A student asked Garcetti how academic international relations paradigms such as realism, liberalism and constructivism helped him in his career. Garcetti said even the most realism-based politicians are not devoid of values.
“They still got into this because they want to actually accomplish some things,” Garcetti said. “So they’re idealistic in that sense.”
Garcetti said the human skills needed in diplomacy — and life — are not taught enough.
“Diplomacy isn’t a profession,” Garcetti said. “Diplomacy is something you all need to — whether you major in DWA or not — have, in life. If you’re not diplomatic, you’re not going to be successful in your family. You’re not going to be successful in your love.”
Garcetti said Indians are great negotiators, and that in some weird way, President Trump has negotiated with India like an Indian.
“Trump is getting more breakthroughs than the polite Democratic and Republican administrations that came before,” Garcetti said.
Garcetti said that when he was the president of the LA City Council, someone told him to treat the rest of the council as 5-year-olds to understand their true essences.
“Not treat them condescendingly, but when you’re 5, one person wants to be in the sandbox,” Garcetti said. “Another person wants you to see the art piece they’ve created. Somebody just wants to not be bothered. Each of our personalities is different, and so often, we project our personality onto others, thinking they’re not understanding when they don’t respond the way we want […] and we often do that in a cultural way instead of a personal way.”
Garcetti said he is not done with public service.

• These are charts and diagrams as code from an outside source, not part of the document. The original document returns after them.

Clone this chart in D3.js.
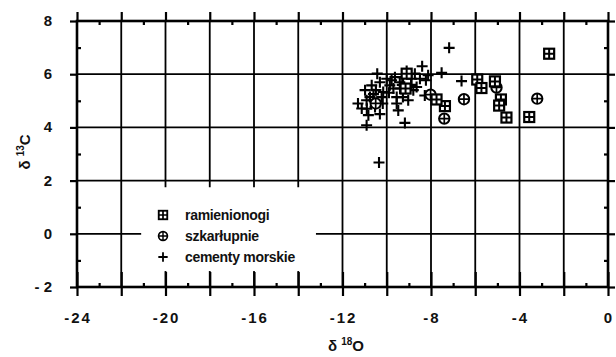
<!DOCTYPE html>
<html>
<head>
<meta charset="utf-8">
<script src="https://cdn.jsdelivr.net/npm/d3@7"></script>
<style>
  body { margin: 0; background: #fff; }
  text { font-family: "Liberation Sans", Arial, sans-serif; fill: #111; }
</style>
</head>
<body>
<div id="chart"></div>
<script>
// data (delta 18O, delta 13C)
const ramienionogiX = [-2.66, -5.91, -5.72, -5.11, -4.84, -4.92, -4.59, -3.56, -7.37, -7.75, -9.10, -9.15];
const ramienionogiY = [6.77, 5.80, 5.48, 5.73, 5.05, 4.82, 4.37, 4.39, 4.80, 5.05, 6.02, 5.46];

const szkarlupnieX = [-3.20, -6.51, -7.40, -8.02, -5.04, -10.50];
const szkarlupnieY = [5.08, 5.06, 4.33, 5.23, 5.50, 4.90];

const cementyX = [-7.18, -8.40, -7.52, -6.62, -8.13, -8.28, -9.18, -10.35, -10.91, -11.13,
  -10.83, -10.31, -9.48, -9.55, -9.03, -10.98, -10.68, -10.43, -10.31, -10.49,
  -10.76, -10.60, -10.23, -10.18, -10.91, -10.00, -9.78, -9.86, -9.63, -9.41,
  -9.26, -9.10, -8.88, -8.73, -8.65, -8.80, -9.40, -9.70, -8.50, -8.23,
  -9.55, -9.27, -10.16, -10.53, -9.90, -9.30, -8.90, -10.60, -11.30, -10.90];
const cementyY = [6.99, 6.30, 6.05, 5.74, 5.96, 5.20, 4.17, 2.68, 4.08, 4.71,
  4.46, 4.50, 4.64, 4.90, 5.02, 5.40, 5.58, 6.02, 5.70, 5.40,
  5.14, 5.02, 5.14, 4.90, 5.02, 5.83, 5.77, 5.58, 5.89, 5.70,
  5.89, 6.12, 5.83, 6.02, 5.52, 5.40, 5.46, 5.46, 5.83, 5.77,
  5.14, 5.14, 5.33, 4.77, 5.30, 5.60, 5.60, 5.25, 4.90, 4.70];

const xMajor = [-24, -20, -16, -12, -8, -4, 0];
const xGrid = d3.range(-24, 1, 2);
const yGrid = [-2, 0, 2, 4, 6, 8];
const legendLabels = ["ramienionogi", "szkarłupnie", "cementy morskie"];

const margin = { top: 21, right: 8, bottom: 70, left: 77 };
const width = 616 - margin.left - margin.right;
const height = 357 - margin.top - margin.bottom;

const svg = d3.select("#chart").append("svg")
    .attr("width", 616)
    .attr("height", 357);

const g = svg.append("g")
    .attr("transform", `translate(${margin.left},${margin.top})`);

const x = d3.scaleLinear().domain([-24, 0]).range([0, width]);
const y = d3.scaleLinear().domain([-2, 8]).range([height, 0]);

// grid
g.selectAll(".vgrid").data(xGrid).enter().append("line")
    .attr("x1", d => x(d)).attr("x2", d => x(d))
    .attr("y1", 0).attr("y2", height)
    .attr("stroke", "#000").attr("stroke-width", 1.8);
g.selectAll(".hgrid").data(yGrid).enter().append("line")
    .attr("x1", 0).attr("x2", width)
    .attr("y1", d => y(d)).attr("y2", d => y(d))
    .attr("stroke", "#000").attr("stroke-width", 1.8);

// blank area behind the legend
g.append("rect")
    .attr("x", x(-21.1)).attr("y", y(1.75))
    .attr("width", x(-13.2) - x(-21.1))
    .attr("height", y(-1.4) - y(1.75))
    .attr("fill", "#fff");

// frame
g.append("rect")
    .attr("width", width).attr("height", height)
    .attr("fill", "none").attr("stroke", "#000").attr("stroke-width", 2.6);

// axes
const xBottom = d3.axisBottom(x).tickValues(xGrid).tickSize(9).tickFormat("");
const xBottomIn = d3.axisTop(x).tickValues(xGrid).tickSize(15).tickFormat("");
const xMinorB = d3.axisTop(x).tickValues(d3.range(-23, 0, 2)).tickSize(4).tickFormat("");
const xTop = d3.axisTop(x).tickValues(xGrid).tickSize(9).tickFormat("");
const xMinorT = d3.axisBottom(x).tickValues(d3.range(-23, 0, 2)).tickSize(4).tickFormat("");
const yLeft = d3.axisLeft(y).tickValues(yGrid).tickSize(7).tickFormat("");
const yMinorL = d3.axisRight(y).tickValues(d3.range(-1, 8, 2)).tickSize(4).tickFormat("");
const yRight = d3.axisRight(y).tickValues(yGrid).tickSize(7).tickFormat("");
const yMinorR = d3.axisLeft(y).tickValues(d3.range(-1, 8, 2)).tickSize(4).tickFormat("");

const axes = [
  [xBottom, `translate(0,${height})`],
  [xBottomIn, `translate(0,${height})`],
  [xMinorB, `translate(0,${height})`],
  [xTop, "translate(0,0)"],
  [xMinorT, "translate(0,0)"],
  [yLeft, "translate(0,0)"],
  [yMinorL, "translate(0,0)"],
  [yRight, `translate(${width},0)`],
  [yMinorR, `translate(${width},0)`]
];
axes.forEach(([ax, tr]) => {
  const a = g.append("g").attr("transform", tr).call(ax);
  a.select(".domain").remove();
  a.selectAll("line").attr("stroke", "#000").attr("stroke-width", 2.2);
});

// tick labels
g.selectAll(".xlab").data(xMajor).enter().append("text")
    .attr("x", d => x(d) + 1)
    .attr("y", height + 36)
    .attr("text-anchor", "middle")
    .style("font-size", "15px").style("font-weight", "bold")
    .style("letter-spacing", "2px")
    .text(d => d < 0 ? "-" + Math.abs(d) : d);

g.selectAll(".ylab").data(yGrid).enter().append("text")
    .attr("x", -25)
    .attr("y", d => y(d) + 5)
    .attr("text-anchor", "end")
    .style("font-size", "15px").style("font-weight", "bold")
    .text(d => d < 0 ? "- " + Math.abs(d) : d);

// axis titles
const xt = svg.append("text")
    .attr("x", 346).attr("y", 351)
    .attr("text-anchor", "middle")
    .style("font-size", "15px").style("font-weight", "bold");
xt.append("tspan").text("δ ");
xt.append("tspan").attr("dy", -6).style("font-size", "10px").text("18");
xt.append("tspan").attr("dy", 6).text("O");

const yt = svg.append("text")
    .attr("transform", "translate(30,152) rotate(-90)")
    .attr("text-anchor", "middle")
    .style("font-size", "15px").style("font-weight", "bold");
yt.append("tspan").text("δ ");
yt.append("tspan").attr("dy", -6).style("font-size", "10px").text("13");
yt.append("tspan").attr("dy", 6).text("C");

// symbols
function squareSym(sel) {
  sel.append("rect").attr("x", -5).attr("y", -5).attr("width", 10).attr("height", 10)
      .attr("fill", "#fff").attr("stroke", "#000").attr("stroke-width", 2.2);
  sel.append("path").attr("d", "M-5,0H5M0,-5V5").attr("stroke", "#000").attr("stroke-width", 2);
}
function circleSym(sel) {
  sel.append("circle").attr("r", 5.2)
      .attr("fill", "#fff").attr("stroke", "#000").attr("stroke-width", 2);
  sel.append("path").attr("d", "M-5,0H5M0,-5V5").attr("stroke", "#000").attr("stroke-width", 1.7);
}
function plusSym(sel) {
  sel.append("path").attr("d", "M-5.5,0H5.5M0,-5.5V5.5").attr("stroke", "#000").attr("stroke-width", 2.1);
}

g.selectAll(".plus").data(cementyX).enter().append("g")
    .attr("transform", (d, i) => `translate(${x(d)},${y(cementyY[i])})`)
    .call(plusSym);
g.selectAll(".circ").data(szkarlupnieX).enter().append("g")
    .attr("transform", (d, i) => `translate(${x(d)},${y(szkarlupnieY[i])})`)
    .call(circleSym);
g.selectAll(".sq").data(ramienionogiX).enter().append("g")
    .attr("transform", (d, i) => `translate(${x(d)},${y(ramienionogiY[i])})`)
    .call(squareSym);

// legend
const legend = svg.append("g").attr("transform", "translate(163,215)");
const syms = [squareSym, circleSym, plusSym];
legendLabels.forEach((lab, i) => {
  const row = legend.append("g").attr("transform", `translate(0,${i * 21})`);
  row.append("g").attr("transform", "scale(0.85)").call(syms[i]);
  row.append("text")
      .attr("x", 22).attr("y", 5)
      .style("font-size", "14px")
      .style("font-weight", "bold")
      .style("letter-spacing", "-0.3px")
      .text(lab);
});
</script>
</body>
</html>
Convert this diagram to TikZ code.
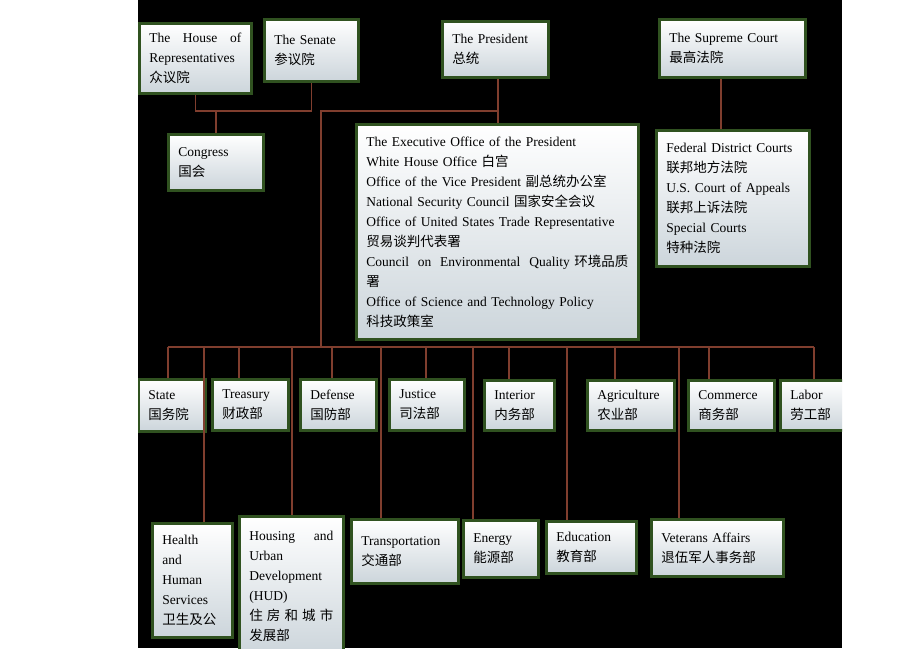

“I’m here to state I have no secret plan — there’s still two weeks left where I could declare for governor, if the governor’s race was a year or two from now, I might have jumped into it,” Garcetti said.
During his talk, Garcetti called LA an “imperfect paradise.”
“It gets to the optimism and the positivity without whitewashing or trying to overstate that we’re perfect,” Garcetti said, explaining his nickname for LA.
According to Garcetti, after having “been to the mountaintop” as a politician — which he said comes with a huge personal cost — he doesn’t have the itch to be in the limelight.
Garcetti said President Trump has thrown a “volatile cocktail” into a “building” —made of “all the international institutions you study” and “the way we do government” in the US. Garcetti said that even if Trump never came along, it was time for the “building” to “come down.”
Building on his building metaphor, Garcetti said political thinkers need to act like engineers and architects, instead of being firefighters.
“What are we going to build next?” Garcetti said. “It’s not going to be as big and grand and stable as what we’ve lived through in our lifetimes. But it’s necessary for some thinkers who aren’t running for office, and who aren’t in office, to be thinking about what that looks like.”